Privacy and undisputed ownership, even though their tenancy is limited to one room, will be deeply appreciated by the tenants and do much to lessen the strain which, in later life, might lead to unbalance and possibly becoming a ward of the State. One room is all that is essential for a single person's happiness, if it is kind of room we mean to provide, and it is all that is wise for an aged person to be responsible for. There will be a healthful sense of security in being sure of one's own place permanently. There is safety in company for persons and property, and there are also certain big advantages which the tenants will appreciate as they become old. A great deal of research has been undertaken on the kind of housing best suited to single people.
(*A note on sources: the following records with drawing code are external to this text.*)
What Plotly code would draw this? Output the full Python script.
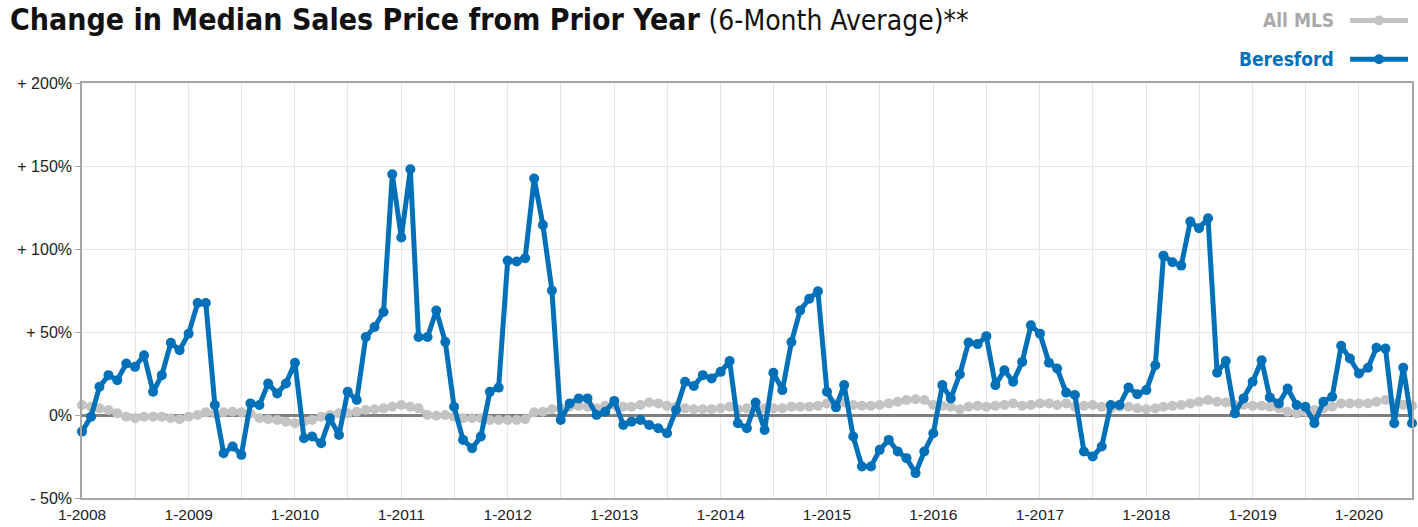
import plotly.graph_objects as go
import pandas as pd

# Monthly dates Jan 2008 - Jul 2020
months = pd.date_range("2008-01-01", "2020-07-01", freq="MS")

all_mls = [
    6, 5, 4, 3, 1, -1, -2, -1, -1, -1, -2, -2.5,
    -1, 0, 1.6, 1, 1.6, 2, 1.6, 1, -2, -2.5, -3, -4,
    -5, -4, -3, -1, 0, 1, 1, 2, 3, 3.5, 4, 5,
    6, 5, 4, 0, -0.5, 0, -1, -2, -2, -2, -3, -3,
    -3, -3, -2.5, 1.6, 2, 3.5, 4, 5, 5.5, 5, 4, 5.5,
    6, 5, 5, 6, 7.5, 7, 5.5, 5, 4, 3.5, 3.5, 3.5,
    4, 5, 3.5, 4, 4, 4, 4, 4, 5, 5, 5, 5.5,
    7, 7, 7.5, 6, 5.5, 5.5, 6, 7, 8, 9, 9.5, 9,
    6, 5.5, 5, 3.5, 5, 5.5, 5, 5.5, 6, 7, 5.5, 6,
    7, 7, 6, 7, 5, 5.5, 6, 5, 4, 5, 5, 4,
    3.5, 4, 5, 5.5, 6, 7, 8, 9, 8, 7.5, 6, 6,
    5.5, 5.5, 5, 4, 2, 1, 2, 3, 4, 5, 7, 7,
    7, 7, 8, 9, 7, 6, 5.5,
]

beresford = [
    -10, -1, 17, 24, 21, 31, 29, 36, 14, 24, 43.5, 39,
    49, 67.5, 67.5, 6, -23, -19, -24, 7, 6, 19, 13, 19,
    31.5, -14, -13, -17, -2, -12, 14, 9, 47, 53, 62, 145,
    107, 148, 47, 47, 63, 44, 5, -15, -20, -13, 14, 16.5,
    93, 92.5, 94.5, 142.5, 114.5, 75, -3, 7, 10, 10, 0, 2,
    8.5, -6, -4, -3, -6, -8, -11, 3, 20, 17.5, 24, 22,
    26, 32.5, -5, -8, 7.5, -9, 25.5, 15, 44, 63, 70, 74.5,
    14, 4.6, 18, -13, -31, -31, -21, -15, -22, -26, -35, -22,
    -11, 18, 10, 24.5, 43.7, 42.7, 47.5, 18, 27, 20, 32, 54,
    49, 31.5, 28, 13.5, 12, -22, -25, -19, 6, 6, 16.5, 12.5,
    15, 30, 96, 92, 90, 116.5, 112.5, 118.5, 25.5, 32.5, 1, 10,
    20, 33, 10.6, 7, 16, 6, 5, -5, 8, 11, 41.7, 34,
    25, 28.5, 40.5, 40, -5, 28.5, -5,
]

year_ticks = pd.date_range("2008-01-01", "2020-01-01", freq="YS")
year_labels = [f"1-{d.year}" for d in year_ticks]
y_ticks = [-50, 0, 50, 100, 150, 200]
y_labels = ["- 50%", "0%", "+ 50%", "+ 100%", "+ 150%", "+ 200%"]

GRAY = "#c3c3c3"
BLUE = "#0071b9"
FONT = "Liberation Sans, Arial, sans-serif"
TFONT = "Liberation Sans Narrow, DejaVu Sans Condensed, Arial Narrow, sans-serif"

fig = go.Figure()
fig.add_trace(go.Scatter(
    x=months, y=all_mls, mode="lines+markers", name="All MLS",
    line=dict(color=GRAY, width=5), marker=dict(color=GRAY, size=10),
    cliponaxis=False, showlegend=False,
))
fig.add_trace(go.Scatter(
    x=months, y=beresford, mode="lines+markers", name="Beresford",
    line=dict(color=BLUE, width=5), marker=dict(color=BLUE, size=10),
    cliponaxis=False, showlegend=False,
))

fig.update_layout(
    width=1418, height=527,
    margin=dict(l=82, r=4, t=83, b=26),
    plot_bgcolor="white", paper_bgcolor="white",
    font=dict(family=FONT, color="#222"),
    title=dict(
        text="<b>Change in Median Sales Price from Prior Year</b> <span style='font-size:28px'>(6-Month Average)**</span>",
        x=10 / 1418, xanchor="left", xref="container",
        y=1 - 19 / 527, yanchor="middle", yref="container",
        font=dict(family=TFONT, size=30, color="#111"),
    ),
)

fig.update_xaxes(
    range=[months[0], months[-1]],
    tickvals=year_ticks, ticktext=year_labels,
    showgrid=True, gridcolor="#e6e6e6", gridwidth=1,
    minor=dict(dtick="M6", tick0="2008-01-01", showgrid=True, gridcolor="#e6e6e6", ticks=""),
    showline=True, linecolor="#a6a6a6", linewidth=1.5, mirror=True,
    ticks="", ticklabelstandoff=2, tickfont=dict(size=15.5, color="#222"),
)
fig.update_yaxes(
    range=[-50, 200],
    tickvals=y_ticks, ticktext=y_labels,
    showgrid=True, gridcolor="#e6e6e6", gridwidth=1,
    zeroline=True, zerolinecolor="#7f7f7f", zerolinewidth=2.5,
    showline=True, linecolor="#a6a6a6", linewidth=1.5, mirror=True,
    ticks="outside", ticklen=5, tickcolor="#a6a6a6",
    tickfont=dict(size=16, color="#222"),
)

# Legend (text on left, key on right)
W, H = 1332, 418
def px_x(px):
    return (px - 82) / W
def px_y(py):
    return (501 - py) / H

legend_items = [("All MLS", GRAY, "#a9a9a9", 20), ("Beresford", BLUE, BLUE, 59)]
for label, col, tcol, py in legend_items:
    fig.add_annotation(
        text=f"<b>{label}</b>", xref="paper", yref="paper",
        x=px_x(1338), y=px_y(py), xanchor="right", yanchor="middle",
        showarrow=False, font=dict(size=19, color=tcol, family=TFONT),
    )
    fig.add_shape(type="line", xref="paper", yref="paper",
                  x0=px_x(1352), x1=px_x(1410), y0=px_y(py), y1=px_y(py),
                  line=dict(color=col, width=5))
    fig.add_shape(type="circle", xref="paper", yref="paper",
                  x0=px_x(1376), x1=px_x(1386), y0=px_y(py + 5), y1=px_y(py - 5),
                  line=dict(color=col, width=0), fillcolor=col)

fig.write_html(
    "out.html",
    config={"displayModeBar": False},
    post_script="document.body.style.margin='0';document.body.style.overflow='hidden';",
)
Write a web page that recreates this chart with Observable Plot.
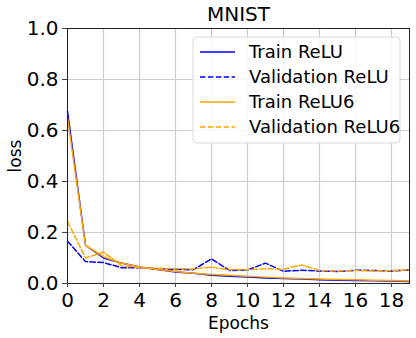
<!DOCTYPE html>
<html>
<head>
<meta charset="utf-8">
<script src="https://cdn.jsdelivr.net/npm/d3@7"></script>
<script src="https://cdn.jsdelivr.net/npm/@observablehq/plot@0.6"></script>
<style>
  html, body { margin: 0; padding: 0; background: #fff; }
  svg { font-family: "DejaVu Sans", sans-serif; }
</style>
</head>
<body>
<div id="chart"></div>
<script>
const epochs = [0,1,2,3,4,5,6,7,8,9,10,11,12,13,14,15,16,17,18,19];
const trainReLU  = [0.675,0.150,0.100,0.080,0.065,0.055,0.045,0.040,0.032,0.028,0.025,0.022,0.020,0.018,0.015,0.013,0.012,0.011,0.010,0.008];
const valReLU    = [0.166,0.086,0.082,0.062,0.062,0.058,0.055,0.054,0.097,0.051,0.053,0.080,0.048,0.052,0.049,0.047,0.052,0.051,0.049,0.053];
const trainReLU6 = [0.650,0.150,0.105,0.080,0.065,0.055,0.047,0.040,0.035,0.032,0.028,0.025,0.022,0.020,0.018,0.016,0.015,0.013,0.012,0.010];
const valReLU6   = [0.244,0.100,0.123,0.070,0.062,0.060,0.058,0.057,0.064,0.054,0.054,0.058,0.056,0.073,0.051,0.049,0.051,0.049,0.051,0.053];
const seriesNames = ["Train ReLU","Validation ReLU","Train ReLU6","Validation ReLU6"];
const seriesColors = ["blue","blue","orange","orange"];
const seriesDash = [null,"5.5,2.4",null,"5.5,2.4"];
const seriesValues = [trainReLU, valReLU, trainReLU6, valReLU6];
const xTicks = [0,2,4,6,8,10,12,14,16,18];
const yTicks = [0,0.2,0.4,0.6,0.8,1.0];
const title = "MNIST";
const xLabel = "Epochs";
const yLabel = "loss";

const lineMarks = seriesValues.map((vals, i) =>
  Plot.line(epochs.map((e, j) => ({x: e, y: vals[j]})), {
    x: "x", y: "y", stroke: seriesColors[i], strokeWidth: 1.5,
    strokeDasharray: seriesDash[i]
  })
);

const chart = Plot.plot({
  width: 416, height: 338,
  marginLeft: 67, marginRight: 7, marginTop: 28, marginBottom: 55,
  style: {fontFamily: "DejaVu Sans, sans-serif", background: "#fff"},
  x: {domain: [0, 19]},
  y: {domain: [0, 1]},
  marks: [
    Plot.gridX(xTicks, {stroke: "#cccccc", strokeOpacity: 1, strokeWidth: 1.2}),
    Plot.gridY(yTicks, {stroke: "#cccccc", strokeOpacity: 1, strokeWidth: 1.2}),
    ...lineMarks,
    Plot.frame({stroke: "#222", strokeWidth: 1}),
    Plot.axisX(xTicks, {tickSize: 4, tickPadding: 5, fontSize: 20, label: null, stroke: "#444"}),
    Plot.axisY(yTicks, {tickSize: 5, tickPadding: 4, fontSize: 20, label: null, tickFormat: d => d.toFixed(1), stroke: "#444"}),
    Plot.text([title], {frameAnchor: "top", lineAnchor: "middle", dy: -14, fontSize: 20, fill: "black"}),
    Plot.text([xLabel], {frameAnchor: "bottom", lineAnchor: "middle", dy: 40, fontSize: 17, fill: "black"}),
    Plot.text([yLabel], {frameAnchor: "left", textAnchor: "middle", lineAnchor: "middle", dx: -52, rotate: -90, fontSize: 17, fill: "black"})
  ]
});

document.getElementById("chart").appendChild(chart);

// Legend
const svg = d3.select(chart);
const lg = svg.append("g").attr("transform", "translate(193,37)");
lg.append("rect").attr("width", 207).attr("height", 106).attr("rx", 4)
  .attr("fill", "white").attr("fill-opacity", 0.85).attr("stroke", "#d8d8d8");
seriesNames.forEach((name, i) => {
  const y = 15 + i * 25;
  lg.append("line").attr("x1", 7).attr("x2", 42).attr("y1", y).attr("y2", y)
    .attr("stroke", seriesColors[i]).attr("stroke-width", 1.5)
    .attr("stroke-dasharray", seriesDash[i]);
  lg.append("text").attr("x", 56).attr("y", y).attr("dy", "0.35em")
    .attr("text-anchor", "start")
    .attr("font-size", 18).attr("fill", "black").text(name);
});
</script>
</body>
</html>
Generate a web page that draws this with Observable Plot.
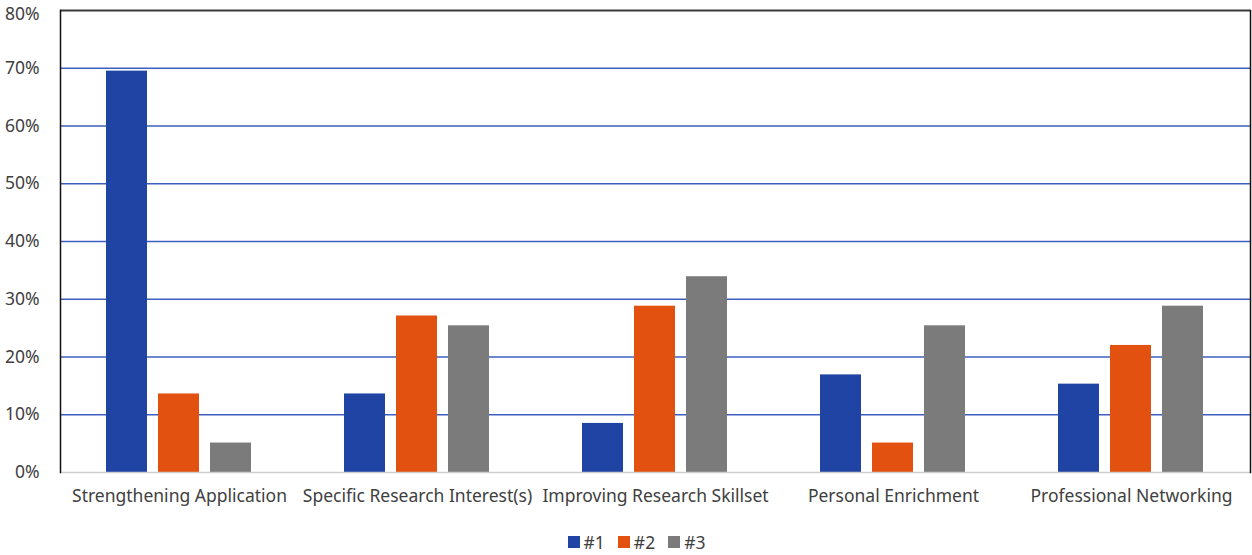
<!DOCTYPE html>
<html>
<head>
<meta charset="utf-8">
<script src="https://cdn.jsdelivr.net/npm/d3@7"></script>
<script src="https://cdn.jsdelivr.net/npm/@observablehq/plot@0.6"></script>
<style>
  body { margin: 0; background: #fff; }
  #chart { width: 1252px; }
  div.lg-swatches { justify-content: center !important; margin: 0 !important; padding-left: 34px; }
  span.lg-swatch { margin-right: 13px !important; }
  span.lg-swatch > svg { margin-right: 4px !important; }
</style>
</head>
<body>
<div id="chart"></div>
<script>
const categories = ["Strengthening Application", "Specific Research Interest(s)", "Improving Research Skillset", "Personal Enrichment", "Professional Networking"];
const seriesNames = ["#1", "#2", "#3"];
const rank1 = [69.5, 13.6, 8.5, 16.9, 15.3];
const rank2 = [13.6, 27.1, 28.8, 5.1, 22.0];
const rank3 = [5.1, 25.4, 33.9, 25.4, 28.8];
const yTicks = [0, 10, 20, 30, 40, 50, 60, 70, 80];
const colors = ["#1f44a3", "#e2510f", "#7b7b7b"];

const seriesValues = [rank1, rank2, rank3];
const data = [];
categories.forEach((c, i) => {
  seriesNames.forEach((s, j) => data.push({category: c, series: s, value: seriesValues[j][i]}));
});

const FONT = "'Noto Sans', sans-serif";
const yMax = yTicks[yTicks.length - 1];
const chart = Plot.plot({
  width: 1252,
  height: 525,
  marginLeft: 58,
  marginRight: 1,
  marginTop: 10,
  marginBottom: 53,
  style: {fontFamily: FONT, fontSize: "17.5px", color: "#404040"},
  fx: {domain: categories, padding: 0, axis: null},
  x: {domain: seriesNames, paddingInner: 0.21, paddingOuter: 0.855, axis: null},
  y: {domain: [0, yMax], axis: null},
  color: {domain: seriesNames, range: colors},
  marks: [
    Plot.gridY({ticks: yTicks.filter(t => t > 0 && t < yMax), stroke: "#3d5fbf", strokeOpacity: 1, strokeWidth: 1.5}),
    Plot.barY(data, {fx: "category", x: "series", y: "value", fill: "series"}),
    Plot.ruleY([0], {stroke: "#cfcfcf", strokeWidth: 1.5}),
    Plot.ruleY([yMax], {stroke: "#3a3a3a", strokeWidth: 2}),
    Plot.frame({anchor: "left", facetAnchor: "left", stroke: "#111", strokeWidth: 1.5}),
    Plot.frame({anchor: "right", facetAnchor: "right", stroke: "#111", strokeWidth: 1.5}),
    Plot.axisY({anchor: "left", ticks: yTicks.filter(t => t < yMax), tickFormat: d => d + "%", tickSize: 0, tickPadding: 21, label: null, fontSize: 17.5, fill: "#404040"}),
    Plot.axisY({anchor: "left", ticks: [yMax], tickFormat: d => d + "%", tickSize: 0, tickPadding: 21, label: null, fontSize: 17.5, fill: "#404040", dy: 4}),
    Plot.axisFx({anchor: "bottom", tickSize: 0, tickPadding: 17, label: null, fontSize: 17.5, fill: "#404040"})
  ]
});

const legend = chart.legend("color", {swatchSize: 12, className: "lg", style: {fontFamily: FONT, fontSize: "17.5px", color: "#404040"}});
document.getElementById("chart").appendChild(chart);
document.getElementById("chart").appendChild(legend);
</script>
</body>
</html>
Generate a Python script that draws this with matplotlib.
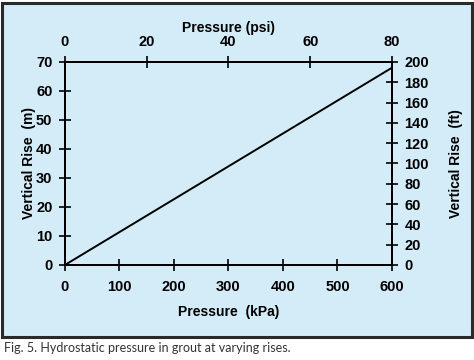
import numpy as np
import matplotlib.pyplot as plt
from matplotlib.patches import Rectangle

# データ
pressure_kpa = [0, 600]
rise_m = [0, 68]

kpa_ticks = [0, 100, 200, 300, 400, 500, 600]
m_ticks = [0, 10, 20, 30, 40, 50, 60, 70]
psi_ticks = [0, 20, 40, 60, 80]
ft_ticks = [0, 20, 40, 60, 80, 100, 120, 140, 160, 180, 200]

plt.rcParams['font.family'] = ['Liberation Sans', 'DejaVu Sans']

fig = plt.figure(figsize=(4.74, 3.6), dpi=100)
fig.patch.set_facecolor('white')

# 背景パネル（軸より後ろに描く）
panel = Rectangle((0.005, 0.065), 0.99, 0.928, transform=fig.transFigure,
                  facecolor='#d3ecf8', edgecolor='#2a2a2a', linewidth=2.2, zorder=-5)
fig.add_artist(panel)

ax = fig.add_axes([0.137, 0.264, 0.690, 0.564])
ax.patch.set_alpha(0)
ax.plot(pressure_kpa, rise_m, color='black', linewidth=1.4)

ax.set_xlim(0, 600)
ax.set_ylim(0, 70)
ax.set_xticks(kpa_ticks)
ax.set_yticks(m_ticks)

tick_kw = dict(direction='inout', length=8, width=1.2, labelsize=10.5, colors='black')
ax.tick_params(**tick_kw)
ax.tick_params(axis='x', pad=7)
ax.tick_params(axis='y', pad=5)
for lab in ax.get_xticklabels() + ax.get_yticklabels():
    lab.set_fontweight('bold')
for s in ax.spines.values():
    s.set_linewidth(1.4)

ax.set_xlabel('Pressure  (kPa)', fontsize=10, fontweight='bold', labelpad=8)
ax.set_ylabel('Vertical Rise  (m)', fontsize=10, fontweight='bold', labelpad=0)

# 上側の軸 (psi)
axt = ax.twiny()
axt.set_xlim(0, 80)
axt.set_xticks(psi_ticks)
axt.tick_params(**tick_kw)
axt.tick_params(axis='x', pad=5.5)
for lab in axt.get_xticklabels():
    lab.set_fontweight('bold')
axt.set_xlabel('Pressure (psi)', fontsize=10, fontweight='bold', labelpad=2)

# 右側の軸 (ft)
axr = ax.twinx()
axr.set_ylim(0, 200)
axr.set_yticks(ft_ticks)
axr.tick_params(**tick_kw)
axr.tick_params(axis='y', pad=5)
for lab in axr.get_yticklabels():
    lab.set_fontweight('bold')
axr.set_ylabel('Vertical Rise  (ft)', fontsize=10, fontweight='bold', labelpad=14)

for a in (axt, axr):
    a.patch.set_alpha(0)
    for s in a.spines.values():
        s.set_linewidth(1.4)

fig.text(0.008, 0.033, 'Fig. 5. Hydrostatic pressure in grout at varying rises.',
         fontsize=9, color='#333333', va='center', family=['Lato', 'DejaVu Sans'])

fig.savefig('out.png', dpi=100)
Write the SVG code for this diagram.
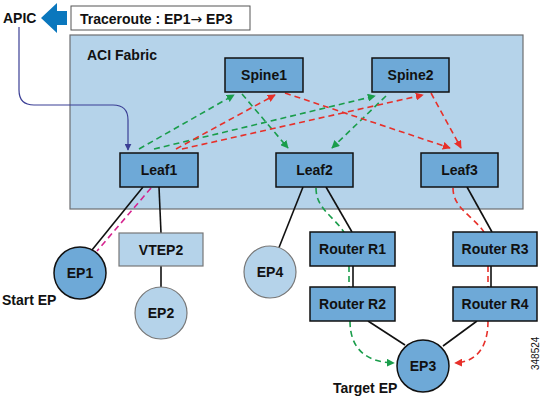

Much reasearch has also been done on methods of financing, and the founders of the project originally expected that a sponsor would be forthcoming to supply the equity needed for getting a mortgage insured by the Federal Housing Administration. It was not found easy, however, to obtain such sponsors. The middle-income housing act which was voted on in the spring of 1950 and lost by three votes, originally provided for the settingup of a giant revolving fund which would of course have provided money with which to build, and rapidly. The trust fund plan we propose would build upon a sounder and more mutual foundation, we think.

One of the original features of this project is that of lining up the prospective tenants before a building is started. This is in accordance with section 213 of the National Housing Act of 1950, but unfortunately doing this has led to much misunderstanding and violent criticism on the part of those who are accustomed to projects being built under section 207, which allows for buildings to be sponsored first and the tenants found afterwards. It has even led to officials stating that a sponsor has no place in the plan. Hence the preference for section 207.